### Stated problem
Filter the entries below, keeping only lines with the word "diagram".

** START OF Raw data **

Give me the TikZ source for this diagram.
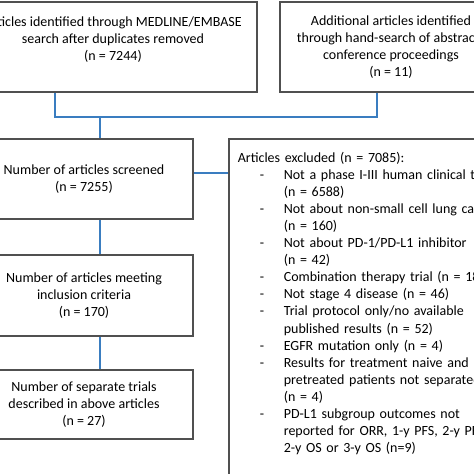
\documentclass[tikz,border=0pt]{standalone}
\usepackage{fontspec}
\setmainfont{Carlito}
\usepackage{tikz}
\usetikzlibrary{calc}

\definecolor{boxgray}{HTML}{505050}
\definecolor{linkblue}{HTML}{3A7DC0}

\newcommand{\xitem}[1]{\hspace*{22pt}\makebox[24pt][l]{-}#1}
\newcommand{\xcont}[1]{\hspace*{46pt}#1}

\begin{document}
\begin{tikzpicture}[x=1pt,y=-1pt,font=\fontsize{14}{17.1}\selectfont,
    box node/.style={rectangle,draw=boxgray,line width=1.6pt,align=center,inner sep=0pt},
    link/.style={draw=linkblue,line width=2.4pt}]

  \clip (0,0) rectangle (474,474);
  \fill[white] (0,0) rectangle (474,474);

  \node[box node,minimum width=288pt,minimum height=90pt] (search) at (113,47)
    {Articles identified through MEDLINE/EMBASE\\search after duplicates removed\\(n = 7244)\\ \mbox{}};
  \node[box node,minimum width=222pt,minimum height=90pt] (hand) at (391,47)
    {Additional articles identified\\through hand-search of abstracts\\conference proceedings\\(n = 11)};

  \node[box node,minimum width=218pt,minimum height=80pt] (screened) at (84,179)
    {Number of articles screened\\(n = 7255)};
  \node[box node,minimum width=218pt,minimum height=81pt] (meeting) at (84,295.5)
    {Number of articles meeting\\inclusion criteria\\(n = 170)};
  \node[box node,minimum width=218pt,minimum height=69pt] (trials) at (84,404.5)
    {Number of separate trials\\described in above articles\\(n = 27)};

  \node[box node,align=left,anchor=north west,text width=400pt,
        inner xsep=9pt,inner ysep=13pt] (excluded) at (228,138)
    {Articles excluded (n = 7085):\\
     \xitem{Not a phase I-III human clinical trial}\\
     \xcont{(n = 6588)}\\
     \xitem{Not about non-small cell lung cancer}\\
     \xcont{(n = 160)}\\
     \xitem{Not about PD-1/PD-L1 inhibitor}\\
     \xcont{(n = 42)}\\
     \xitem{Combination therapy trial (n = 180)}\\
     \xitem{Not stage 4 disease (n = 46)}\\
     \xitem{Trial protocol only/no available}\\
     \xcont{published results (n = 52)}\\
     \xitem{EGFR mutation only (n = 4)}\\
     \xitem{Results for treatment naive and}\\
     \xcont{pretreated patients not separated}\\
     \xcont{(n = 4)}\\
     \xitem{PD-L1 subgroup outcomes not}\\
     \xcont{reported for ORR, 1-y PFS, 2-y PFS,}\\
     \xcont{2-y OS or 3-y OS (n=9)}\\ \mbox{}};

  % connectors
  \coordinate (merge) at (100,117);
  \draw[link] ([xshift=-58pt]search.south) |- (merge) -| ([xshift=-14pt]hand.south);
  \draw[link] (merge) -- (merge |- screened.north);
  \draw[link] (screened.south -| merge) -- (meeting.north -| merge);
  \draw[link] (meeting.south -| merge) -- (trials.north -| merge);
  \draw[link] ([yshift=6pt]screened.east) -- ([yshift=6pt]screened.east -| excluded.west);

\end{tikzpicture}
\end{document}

** END OF Raw data **
** START OF Raw data **

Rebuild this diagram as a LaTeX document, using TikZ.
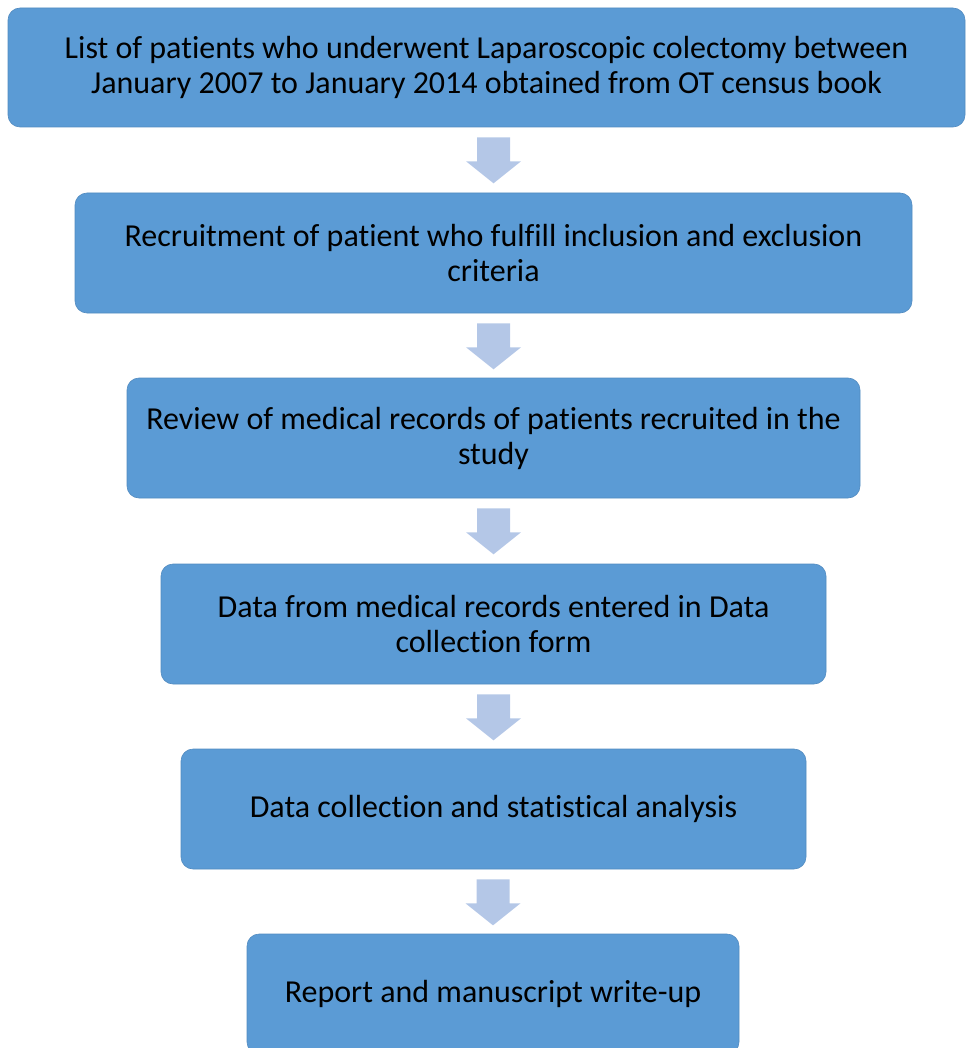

** END OF Raw data **
** START OF Raw data **

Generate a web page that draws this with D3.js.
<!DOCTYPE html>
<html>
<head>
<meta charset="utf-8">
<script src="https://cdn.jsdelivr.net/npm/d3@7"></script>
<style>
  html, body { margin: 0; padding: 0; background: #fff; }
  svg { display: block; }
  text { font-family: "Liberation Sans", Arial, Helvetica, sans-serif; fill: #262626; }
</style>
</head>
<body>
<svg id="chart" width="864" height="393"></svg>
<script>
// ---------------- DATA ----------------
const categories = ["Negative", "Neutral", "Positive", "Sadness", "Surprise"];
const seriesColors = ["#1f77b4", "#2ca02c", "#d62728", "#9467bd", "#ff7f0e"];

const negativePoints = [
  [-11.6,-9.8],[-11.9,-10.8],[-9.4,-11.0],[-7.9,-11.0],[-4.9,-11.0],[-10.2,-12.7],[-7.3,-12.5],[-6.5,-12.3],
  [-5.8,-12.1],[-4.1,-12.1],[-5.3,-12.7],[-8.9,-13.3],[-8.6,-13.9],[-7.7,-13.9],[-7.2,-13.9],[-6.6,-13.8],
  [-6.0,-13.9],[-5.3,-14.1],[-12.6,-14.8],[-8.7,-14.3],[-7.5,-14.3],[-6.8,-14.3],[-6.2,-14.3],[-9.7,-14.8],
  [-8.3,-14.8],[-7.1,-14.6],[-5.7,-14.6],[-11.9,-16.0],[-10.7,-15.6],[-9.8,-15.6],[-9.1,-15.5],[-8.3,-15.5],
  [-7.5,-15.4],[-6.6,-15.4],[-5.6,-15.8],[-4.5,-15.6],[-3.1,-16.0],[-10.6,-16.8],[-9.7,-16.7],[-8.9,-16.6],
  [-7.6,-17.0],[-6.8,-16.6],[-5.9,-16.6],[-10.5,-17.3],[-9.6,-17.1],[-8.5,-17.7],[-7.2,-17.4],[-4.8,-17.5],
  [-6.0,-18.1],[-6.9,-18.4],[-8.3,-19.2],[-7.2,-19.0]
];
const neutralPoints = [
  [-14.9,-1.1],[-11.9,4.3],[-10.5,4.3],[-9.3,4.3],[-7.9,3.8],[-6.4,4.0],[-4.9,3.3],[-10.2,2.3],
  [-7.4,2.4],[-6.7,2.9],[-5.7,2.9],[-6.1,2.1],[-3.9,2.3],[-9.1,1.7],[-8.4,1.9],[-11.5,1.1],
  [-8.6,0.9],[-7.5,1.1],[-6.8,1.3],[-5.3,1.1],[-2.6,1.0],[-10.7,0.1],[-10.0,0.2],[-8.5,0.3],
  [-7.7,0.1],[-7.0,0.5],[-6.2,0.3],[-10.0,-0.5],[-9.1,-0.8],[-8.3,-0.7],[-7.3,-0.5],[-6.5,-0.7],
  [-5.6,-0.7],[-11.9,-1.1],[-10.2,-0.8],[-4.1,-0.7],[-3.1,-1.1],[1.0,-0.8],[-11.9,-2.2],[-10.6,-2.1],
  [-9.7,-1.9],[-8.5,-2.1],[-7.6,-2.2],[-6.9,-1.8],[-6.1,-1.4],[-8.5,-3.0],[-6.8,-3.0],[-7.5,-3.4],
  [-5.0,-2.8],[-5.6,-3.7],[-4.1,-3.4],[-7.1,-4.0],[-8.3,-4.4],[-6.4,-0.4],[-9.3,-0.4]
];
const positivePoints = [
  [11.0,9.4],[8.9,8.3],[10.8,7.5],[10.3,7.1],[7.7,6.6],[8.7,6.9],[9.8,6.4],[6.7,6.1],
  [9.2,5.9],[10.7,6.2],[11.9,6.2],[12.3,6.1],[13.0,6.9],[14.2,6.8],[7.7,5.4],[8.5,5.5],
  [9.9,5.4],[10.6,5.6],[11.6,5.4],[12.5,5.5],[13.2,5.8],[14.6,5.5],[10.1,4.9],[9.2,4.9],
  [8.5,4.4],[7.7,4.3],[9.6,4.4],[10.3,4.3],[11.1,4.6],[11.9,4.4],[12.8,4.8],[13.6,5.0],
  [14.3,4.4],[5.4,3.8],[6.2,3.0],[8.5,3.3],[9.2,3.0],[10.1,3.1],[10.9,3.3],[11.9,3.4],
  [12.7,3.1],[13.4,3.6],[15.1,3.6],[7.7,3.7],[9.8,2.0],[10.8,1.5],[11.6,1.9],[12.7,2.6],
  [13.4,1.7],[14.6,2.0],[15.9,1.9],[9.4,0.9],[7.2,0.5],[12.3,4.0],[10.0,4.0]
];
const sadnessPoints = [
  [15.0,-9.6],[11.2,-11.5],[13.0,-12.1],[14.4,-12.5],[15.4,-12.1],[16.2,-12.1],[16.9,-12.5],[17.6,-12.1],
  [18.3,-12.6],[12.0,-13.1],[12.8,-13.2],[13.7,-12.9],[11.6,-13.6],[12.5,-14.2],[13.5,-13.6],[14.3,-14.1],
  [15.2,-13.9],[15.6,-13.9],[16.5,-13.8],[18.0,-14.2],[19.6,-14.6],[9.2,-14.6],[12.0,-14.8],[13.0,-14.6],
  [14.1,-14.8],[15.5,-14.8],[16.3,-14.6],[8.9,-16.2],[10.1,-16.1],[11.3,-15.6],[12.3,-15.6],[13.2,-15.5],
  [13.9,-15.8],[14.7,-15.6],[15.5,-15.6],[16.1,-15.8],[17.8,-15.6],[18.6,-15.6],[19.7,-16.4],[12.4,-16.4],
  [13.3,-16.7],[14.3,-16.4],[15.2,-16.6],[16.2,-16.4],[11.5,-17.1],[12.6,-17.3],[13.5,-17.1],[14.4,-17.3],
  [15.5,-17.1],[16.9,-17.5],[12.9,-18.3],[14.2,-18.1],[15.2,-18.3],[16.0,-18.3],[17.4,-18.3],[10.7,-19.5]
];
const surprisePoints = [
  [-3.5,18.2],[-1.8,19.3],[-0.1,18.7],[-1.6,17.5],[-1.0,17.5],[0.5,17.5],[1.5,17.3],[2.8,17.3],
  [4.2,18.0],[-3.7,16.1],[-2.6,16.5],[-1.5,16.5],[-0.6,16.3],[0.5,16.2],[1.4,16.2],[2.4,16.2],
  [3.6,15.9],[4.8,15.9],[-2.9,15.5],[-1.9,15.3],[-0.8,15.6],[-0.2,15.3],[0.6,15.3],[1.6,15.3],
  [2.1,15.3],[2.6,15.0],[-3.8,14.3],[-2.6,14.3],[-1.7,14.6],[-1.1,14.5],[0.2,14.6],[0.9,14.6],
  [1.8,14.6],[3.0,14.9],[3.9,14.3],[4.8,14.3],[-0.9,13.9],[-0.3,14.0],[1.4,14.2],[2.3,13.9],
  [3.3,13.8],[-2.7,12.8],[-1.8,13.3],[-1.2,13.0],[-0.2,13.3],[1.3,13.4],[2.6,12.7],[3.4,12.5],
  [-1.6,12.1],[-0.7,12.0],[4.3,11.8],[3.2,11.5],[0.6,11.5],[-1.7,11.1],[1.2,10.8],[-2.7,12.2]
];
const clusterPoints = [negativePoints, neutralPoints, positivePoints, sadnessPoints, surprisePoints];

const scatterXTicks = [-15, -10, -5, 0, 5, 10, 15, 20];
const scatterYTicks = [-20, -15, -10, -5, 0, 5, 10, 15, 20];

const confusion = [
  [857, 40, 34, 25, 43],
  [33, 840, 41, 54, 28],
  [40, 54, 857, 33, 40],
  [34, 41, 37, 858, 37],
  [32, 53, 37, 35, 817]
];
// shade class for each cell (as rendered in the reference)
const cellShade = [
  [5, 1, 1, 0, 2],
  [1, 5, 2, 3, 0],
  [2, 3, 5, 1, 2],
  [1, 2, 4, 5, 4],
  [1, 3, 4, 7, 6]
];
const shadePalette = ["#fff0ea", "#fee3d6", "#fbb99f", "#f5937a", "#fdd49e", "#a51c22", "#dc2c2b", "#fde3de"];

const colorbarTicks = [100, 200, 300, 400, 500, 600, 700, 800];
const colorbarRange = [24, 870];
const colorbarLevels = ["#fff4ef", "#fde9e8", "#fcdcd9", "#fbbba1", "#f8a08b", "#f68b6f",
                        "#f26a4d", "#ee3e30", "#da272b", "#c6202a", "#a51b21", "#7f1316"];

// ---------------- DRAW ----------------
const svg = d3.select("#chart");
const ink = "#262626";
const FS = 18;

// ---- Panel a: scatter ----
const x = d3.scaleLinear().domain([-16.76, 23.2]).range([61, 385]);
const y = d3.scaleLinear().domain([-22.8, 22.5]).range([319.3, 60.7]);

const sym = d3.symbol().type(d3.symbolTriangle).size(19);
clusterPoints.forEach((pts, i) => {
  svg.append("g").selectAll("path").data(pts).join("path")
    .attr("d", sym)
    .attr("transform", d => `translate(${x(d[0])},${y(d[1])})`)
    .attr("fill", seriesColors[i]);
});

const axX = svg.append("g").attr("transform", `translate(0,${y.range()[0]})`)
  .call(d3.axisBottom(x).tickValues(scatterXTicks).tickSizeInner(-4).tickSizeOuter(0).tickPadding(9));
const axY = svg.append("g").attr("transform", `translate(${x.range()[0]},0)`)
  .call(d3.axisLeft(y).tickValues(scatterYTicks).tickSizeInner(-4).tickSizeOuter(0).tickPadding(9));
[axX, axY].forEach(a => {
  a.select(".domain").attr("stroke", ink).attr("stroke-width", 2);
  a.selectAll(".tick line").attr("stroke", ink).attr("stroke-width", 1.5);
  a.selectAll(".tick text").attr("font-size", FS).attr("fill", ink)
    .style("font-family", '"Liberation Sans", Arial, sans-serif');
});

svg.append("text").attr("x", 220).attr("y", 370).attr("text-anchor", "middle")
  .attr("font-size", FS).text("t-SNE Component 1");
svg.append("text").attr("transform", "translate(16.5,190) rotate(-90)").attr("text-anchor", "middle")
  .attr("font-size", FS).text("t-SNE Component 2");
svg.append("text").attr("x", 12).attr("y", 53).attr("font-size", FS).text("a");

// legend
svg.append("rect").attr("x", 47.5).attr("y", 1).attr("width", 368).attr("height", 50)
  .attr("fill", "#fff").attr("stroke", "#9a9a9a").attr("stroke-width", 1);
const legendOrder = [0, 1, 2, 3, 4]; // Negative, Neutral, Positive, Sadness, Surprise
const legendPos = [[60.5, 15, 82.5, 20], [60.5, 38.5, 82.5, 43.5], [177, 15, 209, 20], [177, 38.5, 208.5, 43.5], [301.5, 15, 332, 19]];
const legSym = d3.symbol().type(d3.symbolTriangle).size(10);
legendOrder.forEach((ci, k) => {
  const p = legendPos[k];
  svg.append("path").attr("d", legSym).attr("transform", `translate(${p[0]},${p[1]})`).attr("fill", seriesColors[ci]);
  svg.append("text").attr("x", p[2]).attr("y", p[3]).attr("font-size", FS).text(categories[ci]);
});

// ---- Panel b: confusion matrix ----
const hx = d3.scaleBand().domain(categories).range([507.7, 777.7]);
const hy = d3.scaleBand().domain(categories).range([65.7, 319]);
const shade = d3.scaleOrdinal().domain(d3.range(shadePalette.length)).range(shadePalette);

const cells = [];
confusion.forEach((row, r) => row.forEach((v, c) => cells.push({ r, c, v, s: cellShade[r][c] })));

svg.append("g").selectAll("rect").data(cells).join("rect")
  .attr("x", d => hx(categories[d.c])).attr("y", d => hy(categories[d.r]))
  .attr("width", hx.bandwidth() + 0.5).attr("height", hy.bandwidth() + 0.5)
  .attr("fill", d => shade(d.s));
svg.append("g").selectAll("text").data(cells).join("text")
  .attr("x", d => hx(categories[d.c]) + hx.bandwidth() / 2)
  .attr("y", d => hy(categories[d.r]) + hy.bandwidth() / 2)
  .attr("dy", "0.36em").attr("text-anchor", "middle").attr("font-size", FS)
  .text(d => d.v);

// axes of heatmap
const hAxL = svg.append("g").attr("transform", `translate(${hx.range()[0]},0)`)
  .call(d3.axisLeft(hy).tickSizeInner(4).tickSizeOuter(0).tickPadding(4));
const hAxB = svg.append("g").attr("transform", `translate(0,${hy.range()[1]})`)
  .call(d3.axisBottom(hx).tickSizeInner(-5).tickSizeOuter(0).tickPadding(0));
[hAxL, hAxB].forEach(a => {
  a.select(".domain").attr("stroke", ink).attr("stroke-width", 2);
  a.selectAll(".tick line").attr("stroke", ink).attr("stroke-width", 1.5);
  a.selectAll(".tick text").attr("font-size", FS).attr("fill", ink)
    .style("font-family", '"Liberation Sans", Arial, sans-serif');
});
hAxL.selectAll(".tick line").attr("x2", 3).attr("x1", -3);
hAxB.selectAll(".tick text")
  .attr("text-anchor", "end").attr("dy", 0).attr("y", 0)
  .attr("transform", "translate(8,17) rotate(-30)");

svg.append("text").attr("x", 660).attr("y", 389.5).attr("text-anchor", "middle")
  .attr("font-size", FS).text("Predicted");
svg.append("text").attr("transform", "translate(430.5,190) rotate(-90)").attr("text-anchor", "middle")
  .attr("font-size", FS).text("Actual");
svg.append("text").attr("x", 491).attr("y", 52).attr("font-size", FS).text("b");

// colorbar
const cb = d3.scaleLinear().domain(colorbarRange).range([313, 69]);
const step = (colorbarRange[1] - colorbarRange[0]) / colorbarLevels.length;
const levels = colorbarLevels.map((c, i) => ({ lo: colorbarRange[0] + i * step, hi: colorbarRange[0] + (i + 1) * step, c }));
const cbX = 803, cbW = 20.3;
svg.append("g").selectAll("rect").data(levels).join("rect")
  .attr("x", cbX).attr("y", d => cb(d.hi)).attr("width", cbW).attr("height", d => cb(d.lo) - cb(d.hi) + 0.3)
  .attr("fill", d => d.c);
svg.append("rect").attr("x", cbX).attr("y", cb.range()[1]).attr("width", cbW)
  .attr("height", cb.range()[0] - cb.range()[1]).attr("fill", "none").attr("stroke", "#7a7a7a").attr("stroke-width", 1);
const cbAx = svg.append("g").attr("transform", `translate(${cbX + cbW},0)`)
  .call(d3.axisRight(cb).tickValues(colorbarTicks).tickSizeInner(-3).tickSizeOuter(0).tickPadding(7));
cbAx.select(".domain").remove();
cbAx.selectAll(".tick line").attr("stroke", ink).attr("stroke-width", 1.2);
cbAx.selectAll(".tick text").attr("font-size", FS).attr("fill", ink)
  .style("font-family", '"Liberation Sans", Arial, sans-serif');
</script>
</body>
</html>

** END OF Raw data **

### Written solution
Give me the TikZ source for this diagram.
Rebuild this diagram as a LaTeX document, using TikZ.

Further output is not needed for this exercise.